Drop the images; return everything else in the listing below exactly.

# Start of MATERIAL

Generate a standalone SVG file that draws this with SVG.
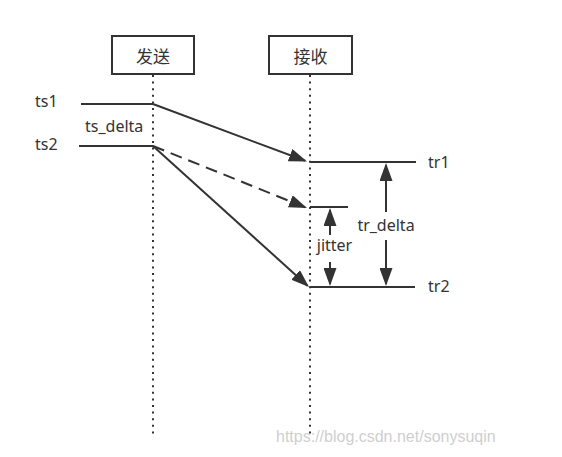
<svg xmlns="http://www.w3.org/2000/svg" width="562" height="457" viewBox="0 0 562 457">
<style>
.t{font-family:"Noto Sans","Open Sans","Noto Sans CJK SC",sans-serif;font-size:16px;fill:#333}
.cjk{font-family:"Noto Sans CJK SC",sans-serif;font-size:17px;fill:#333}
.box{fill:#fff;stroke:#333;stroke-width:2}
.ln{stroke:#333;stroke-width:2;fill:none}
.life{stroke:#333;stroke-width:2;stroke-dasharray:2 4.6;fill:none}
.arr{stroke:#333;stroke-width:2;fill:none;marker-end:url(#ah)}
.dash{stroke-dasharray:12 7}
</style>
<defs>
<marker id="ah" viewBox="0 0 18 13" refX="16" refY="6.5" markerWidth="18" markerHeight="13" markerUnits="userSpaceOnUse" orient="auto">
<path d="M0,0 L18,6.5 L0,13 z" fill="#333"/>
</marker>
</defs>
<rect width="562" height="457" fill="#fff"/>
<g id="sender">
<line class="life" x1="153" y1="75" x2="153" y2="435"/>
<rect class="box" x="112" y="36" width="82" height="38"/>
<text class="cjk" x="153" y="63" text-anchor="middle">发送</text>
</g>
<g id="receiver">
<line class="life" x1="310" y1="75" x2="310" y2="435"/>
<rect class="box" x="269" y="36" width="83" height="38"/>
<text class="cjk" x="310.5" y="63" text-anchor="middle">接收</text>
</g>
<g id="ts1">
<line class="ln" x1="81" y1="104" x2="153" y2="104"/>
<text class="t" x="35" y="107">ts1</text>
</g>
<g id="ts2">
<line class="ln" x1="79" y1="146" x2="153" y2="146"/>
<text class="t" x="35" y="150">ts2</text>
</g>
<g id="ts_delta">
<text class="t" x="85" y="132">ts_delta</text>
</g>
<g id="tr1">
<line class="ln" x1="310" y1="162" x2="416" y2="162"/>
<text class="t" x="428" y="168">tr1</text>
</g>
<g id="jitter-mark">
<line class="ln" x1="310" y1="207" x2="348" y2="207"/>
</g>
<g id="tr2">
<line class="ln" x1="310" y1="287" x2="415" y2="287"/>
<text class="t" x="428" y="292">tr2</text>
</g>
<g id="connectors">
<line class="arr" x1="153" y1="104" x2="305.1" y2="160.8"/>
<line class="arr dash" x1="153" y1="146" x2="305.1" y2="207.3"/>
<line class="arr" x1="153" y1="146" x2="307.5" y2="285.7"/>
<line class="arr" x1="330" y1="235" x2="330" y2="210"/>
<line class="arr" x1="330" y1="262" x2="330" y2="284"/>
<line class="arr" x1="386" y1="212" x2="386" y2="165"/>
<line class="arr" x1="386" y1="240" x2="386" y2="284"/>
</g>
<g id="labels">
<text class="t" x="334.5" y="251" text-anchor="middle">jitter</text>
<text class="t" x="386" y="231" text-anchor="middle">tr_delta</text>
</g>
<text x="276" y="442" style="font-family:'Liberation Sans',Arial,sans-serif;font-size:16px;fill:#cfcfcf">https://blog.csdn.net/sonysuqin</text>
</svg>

# End of MATERIAL

TASK SOLUTION
Generate a standalone SVG file that draws this with SVG.
<svg xmlns="http://www.w3.org/2000/svg" width="562" height="457" viewBox="0 0 562 457">
<style>
.t{font-family:"Noto Sans","Open Sans","Noto Sans CJK SC",sans-serif;font-size:16px;fill:#333}
.cjk{font-family:"Noto Sans CJK SC",sans-serif;font-size:17px;fill:#333}
.box{fill:#fff;stroke:#333;stroke-width:2}
.ln{stroke:#333;stroke-width:2;fill:none}
.life{stroke:#333;stroke-width:2;stroke-dasharray:2 4.6;fill:none}
.arr{stroke:#333;stroke-width:2;fill:none;marker-end:url(#ah)}
.dash{stroke-dasharray:12 7}
</style>
<defs>
<marker id="ah" viewBox="0 0 18 13" refX="16" refY="6.5" markerWidth="18" markerHeight="13" markerUnits="userSpaceOnUse" orient="auto">
<path d="M0,0 L18,6.5 L0,13 z" fill="#333"/>
</marker>
</defs>
<rect width="562" height="457" fill="#fff"/>
<g id="sender">
<line class="life" x1="153" y1="75" x2="153" y2="435"/>
<rect class="box" x="112" y="36" width="82" height="38"/>
<text class="cjk" x="153" y="63" text-anchor="middle">发送</text>
</g>
<g id="receiver">
<line class="life" x1="310" y1="75" x2="310" y2="435"/>
<rect class="box" x="269" y="36" width="83" height="38"/>
<text class="cjk" x="310.5" y="63" text-anchor="middle">接收</text>
</g>
<g id="ts1">
<line class="ln" x1="81" y1="104" x2="153" y2="104"/>
<text class="t" x="35" y="107">ts1</text>
</g>
<g id="ts2">
<line class="ln" x1="79" y1="146" x2="153" y2="146"/>
<text class="t" x="35" y="150">ts2</text>
</g>
<g id="ts_delta">
<text class="t" x="85" y="132">ts_delta</text>
</g>
<g id="tr1">
<line class="ln" x1="310" y1="162" x2="416" y2="162"/>
<text class="t" x="428" y="168">tr1</text>
</g>
<g id="jitter-mark">
<line class="ln" x1="310" y1="207" x2="348" y2="207"/>
</g>
<g id="tr2">
<line class="ln" x1="310" y1="287" x2="415" y2="287"/>
<text class="t" x="428" y="292">tr2</text>
</g>
<g id="connectors">
<line class="arr" x1="153" y1="104" x2="305.1" y2="160.8"/>
<line class="arr dash" x1="153" y1="146" x2="305.1" y2="207.3"/>
<line class="arr" x1="153" y1="146" x2="307.5" y2="285.7"/>
<line class="arr" x1="330" y1="235" x2="330" y2="210"/>
<line class="arr" x1="330" y1="262" x2="330" y2="284"/>
<line class="arr" x1="386" y1="212" x2="386" y2="165"/>
<line class="arr" x1="386" y1="240" x2="386" y2="284"/>
</g>
<g id="labels">
<text class="t" x="334.5" y="251" text-anchor="middle">jitter</text>
<text class="t" x="386" y="231" text-anchor="middle">tr_delta</text>
</g>
<text x="276" y="442" style="font-family:'Liberation Sans',Arial,sans-serif;font-size:16px;fill:#cfcfcf">https://blog.csdn.net/sonysuqin</text>
</svg>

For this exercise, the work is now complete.